• **Provided records**
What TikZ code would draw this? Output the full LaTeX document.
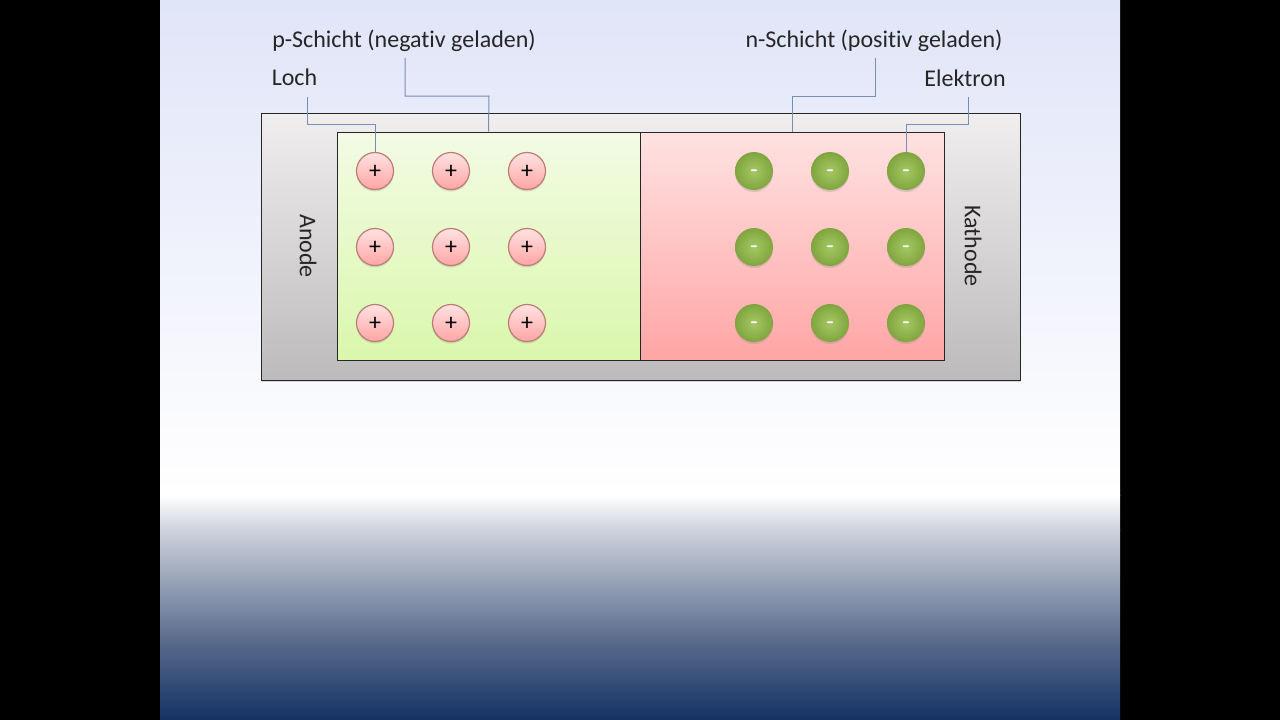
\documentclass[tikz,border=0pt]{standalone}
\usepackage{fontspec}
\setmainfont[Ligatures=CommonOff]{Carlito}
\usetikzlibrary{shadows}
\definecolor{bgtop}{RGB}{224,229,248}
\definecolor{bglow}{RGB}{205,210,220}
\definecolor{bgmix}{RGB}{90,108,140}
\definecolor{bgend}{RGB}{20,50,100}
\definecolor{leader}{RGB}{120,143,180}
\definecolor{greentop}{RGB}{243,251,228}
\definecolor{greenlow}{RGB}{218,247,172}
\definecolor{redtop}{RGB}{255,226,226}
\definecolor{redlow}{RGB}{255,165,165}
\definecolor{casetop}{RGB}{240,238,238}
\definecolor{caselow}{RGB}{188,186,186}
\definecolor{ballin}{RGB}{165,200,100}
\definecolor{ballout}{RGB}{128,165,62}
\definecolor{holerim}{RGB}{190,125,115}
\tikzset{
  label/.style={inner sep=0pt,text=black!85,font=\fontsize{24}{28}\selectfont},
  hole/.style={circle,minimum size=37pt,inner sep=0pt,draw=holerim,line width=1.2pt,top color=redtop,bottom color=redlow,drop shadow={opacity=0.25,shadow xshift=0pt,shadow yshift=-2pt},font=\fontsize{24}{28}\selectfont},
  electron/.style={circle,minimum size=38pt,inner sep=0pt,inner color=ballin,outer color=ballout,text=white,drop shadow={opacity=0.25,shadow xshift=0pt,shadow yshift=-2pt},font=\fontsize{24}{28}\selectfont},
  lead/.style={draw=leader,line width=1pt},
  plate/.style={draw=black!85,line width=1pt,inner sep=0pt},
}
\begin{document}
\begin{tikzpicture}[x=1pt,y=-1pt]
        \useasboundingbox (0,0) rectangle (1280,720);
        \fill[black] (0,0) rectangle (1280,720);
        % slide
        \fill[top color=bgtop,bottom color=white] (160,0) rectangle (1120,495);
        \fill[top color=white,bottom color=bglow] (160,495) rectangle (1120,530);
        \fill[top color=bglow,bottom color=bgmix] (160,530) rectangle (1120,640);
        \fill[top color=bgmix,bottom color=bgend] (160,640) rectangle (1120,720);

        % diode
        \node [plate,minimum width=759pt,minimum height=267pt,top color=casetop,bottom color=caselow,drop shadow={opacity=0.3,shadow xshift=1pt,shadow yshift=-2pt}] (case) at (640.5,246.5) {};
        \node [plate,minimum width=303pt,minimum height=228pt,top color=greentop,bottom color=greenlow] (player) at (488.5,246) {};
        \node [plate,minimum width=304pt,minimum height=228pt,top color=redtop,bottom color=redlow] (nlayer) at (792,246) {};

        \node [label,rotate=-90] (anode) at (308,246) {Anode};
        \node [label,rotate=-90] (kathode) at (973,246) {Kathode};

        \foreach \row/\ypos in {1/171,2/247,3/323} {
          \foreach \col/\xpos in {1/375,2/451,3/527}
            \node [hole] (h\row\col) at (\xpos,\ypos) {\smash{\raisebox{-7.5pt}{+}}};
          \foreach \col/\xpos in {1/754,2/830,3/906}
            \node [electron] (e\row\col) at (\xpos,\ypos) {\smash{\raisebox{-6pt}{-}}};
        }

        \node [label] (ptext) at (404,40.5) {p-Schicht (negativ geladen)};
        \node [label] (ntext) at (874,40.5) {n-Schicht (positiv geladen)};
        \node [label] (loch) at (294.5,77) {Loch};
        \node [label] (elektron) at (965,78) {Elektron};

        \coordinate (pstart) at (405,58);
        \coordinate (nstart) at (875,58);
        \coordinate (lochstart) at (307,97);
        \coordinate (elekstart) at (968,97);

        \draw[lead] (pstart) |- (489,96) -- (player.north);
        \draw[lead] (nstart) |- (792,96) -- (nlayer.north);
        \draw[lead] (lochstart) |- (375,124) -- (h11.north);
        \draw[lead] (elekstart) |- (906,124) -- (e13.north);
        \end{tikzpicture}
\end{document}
==
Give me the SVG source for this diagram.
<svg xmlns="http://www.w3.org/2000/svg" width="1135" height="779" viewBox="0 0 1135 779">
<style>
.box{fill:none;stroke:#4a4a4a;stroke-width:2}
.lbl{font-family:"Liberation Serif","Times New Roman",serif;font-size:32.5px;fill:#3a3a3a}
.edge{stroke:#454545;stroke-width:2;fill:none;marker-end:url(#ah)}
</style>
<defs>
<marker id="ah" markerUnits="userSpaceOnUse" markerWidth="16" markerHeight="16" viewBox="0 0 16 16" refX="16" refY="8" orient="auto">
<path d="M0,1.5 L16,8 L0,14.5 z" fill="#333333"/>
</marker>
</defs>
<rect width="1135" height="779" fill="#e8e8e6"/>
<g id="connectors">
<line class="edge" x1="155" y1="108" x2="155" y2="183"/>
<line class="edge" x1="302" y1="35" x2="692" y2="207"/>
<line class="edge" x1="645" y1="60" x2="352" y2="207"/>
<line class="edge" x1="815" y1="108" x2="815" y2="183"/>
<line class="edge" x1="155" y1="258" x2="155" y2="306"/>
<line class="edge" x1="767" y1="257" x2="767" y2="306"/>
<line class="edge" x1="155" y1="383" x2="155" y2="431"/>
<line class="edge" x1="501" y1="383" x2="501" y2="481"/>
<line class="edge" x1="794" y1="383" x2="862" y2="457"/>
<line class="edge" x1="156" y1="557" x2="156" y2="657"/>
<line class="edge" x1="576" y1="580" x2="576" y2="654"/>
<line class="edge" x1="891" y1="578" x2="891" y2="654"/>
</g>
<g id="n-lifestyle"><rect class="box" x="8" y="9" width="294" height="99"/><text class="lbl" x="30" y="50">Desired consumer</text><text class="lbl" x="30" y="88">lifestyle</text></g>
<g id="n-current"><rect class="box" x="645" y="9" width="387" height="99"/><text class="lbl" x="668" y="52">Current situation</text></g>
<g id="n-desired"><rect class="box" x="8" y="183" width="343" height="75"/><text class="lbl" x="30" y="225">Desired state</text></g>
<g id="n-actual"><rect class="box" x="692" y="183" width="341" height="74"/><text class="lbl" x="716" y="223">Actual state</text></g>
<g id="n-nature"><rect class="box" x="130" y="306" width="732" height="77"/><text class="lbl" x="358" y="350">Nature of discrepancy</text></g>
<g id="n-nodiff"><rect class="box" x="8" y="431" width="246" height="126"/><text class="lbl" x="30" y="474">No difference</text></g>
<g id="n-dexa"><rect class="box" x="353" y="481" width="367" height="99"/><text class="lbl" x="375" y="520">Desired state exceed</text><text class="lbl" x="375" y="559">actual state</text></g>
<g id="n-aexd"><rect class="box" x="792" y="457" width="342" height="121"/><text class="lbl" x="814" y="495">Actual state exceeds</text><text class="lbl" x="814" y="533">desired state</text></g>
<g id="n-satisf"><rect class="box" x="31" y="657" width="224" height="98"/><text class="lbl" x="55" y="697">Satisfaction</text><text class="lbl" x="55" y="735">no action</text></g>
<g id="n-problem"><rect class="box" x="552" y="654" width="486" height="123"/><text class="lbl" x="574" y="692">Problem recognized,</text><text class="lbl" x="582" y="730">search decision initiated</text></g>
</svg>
---
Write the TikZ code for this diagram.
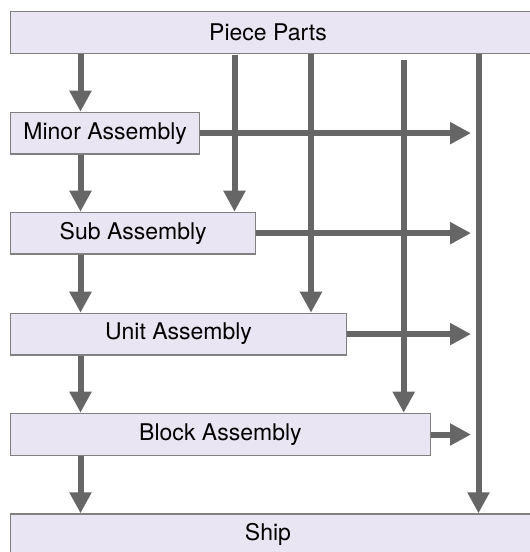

• **What to do**
Starting at the line containing "What TikZ code" and stopping after the line containing "(160,640) rectangle (1120,720);", give the lines again exactly and leave out every image.

• **Task result**
What TikZ code would draw this? Output the full LaTeX document.
\documentclass[tikz,border=0pt]{standalone}
\usepackage{fontspec}
\setmainfont[Ligatures=CommonOff]{Carlito}
\usetikzlibrary{shadows}
\definecolor{bgtop}{RGB}{224,229,248}
\definecolor{bglow}{RGB}{205,210,220}
\definecolor{bgmix}{RGB}{90,108,140}
\definecolor{bgend}{RGB}{20,50,100}
\definecolor{leader}{RGB}{120,143,180}
\definecolor{greentop}{RGB}{243,251,228}
\definecolor{greenlow}{RGB}{218,247,172}
\definecolor{redtop}{RGB}{255,226,226}
\definecolor{redlow}{RGB}{255,165,165}
\definecolor{casetop}{RGB}{240,238,238}
\definecolor{caselow}{RGB}{188,186,186}
\definecolor{ballin}{RGB}{165,200,100}
\definecolor{ballout}{RGB}{128,165,62}
\definecolor{holerim}{RGB}{190,125,115}
\tikzset{
  label/.style={inner sep=0pt,text=black!85,font=\fontsize{24}{28}\selectfont},
  hole/.style={circle,minimum size=37pt,inner sep=0pt,draw=holerim,line width=1.2pt,top color=redtop,bottom color=redlow,drop shadow={opacity=0.25,shadow xshift=0pt,shadow yshift=-2pt},font=\fontsize{24}{28}\selectfont},
  electron/.style={circle,minimum size=38pt,inner sep=0pt,inner color=ballin,outer color=ballout,text=white,drop shadow={opacity=0.25,shadow xshift=0pt,shadow yshift=-2pt},font=\fontsize{24}{28}\selectfont},
  lead/.style={draw=leader,line width=1pt},
  plate/.style={draw=black!85,line width=1pt,inner sep=0pt},
}
\begin{document}
\begin{tikzpicture}[x=1pt,y=-1pt]
        \useasboundingbox (0,0) rectangle (1280,720);
        \fill[black] (0,0) rectangle (1280,720);
        % slide
        \fill[top color=bgtop,bottom color=white] (160,0) rectangle (1120,495);
        \fill[top color=white,bottom color=bglow] (160,495) rectangle (1120,530);
        \fill[top color=bglow,bottom color=bgmix] (160,530) rectangle (1120,640);
        \fill[top color=bgmix,bottom color=bgend] (160,640) rectangle (1120,720);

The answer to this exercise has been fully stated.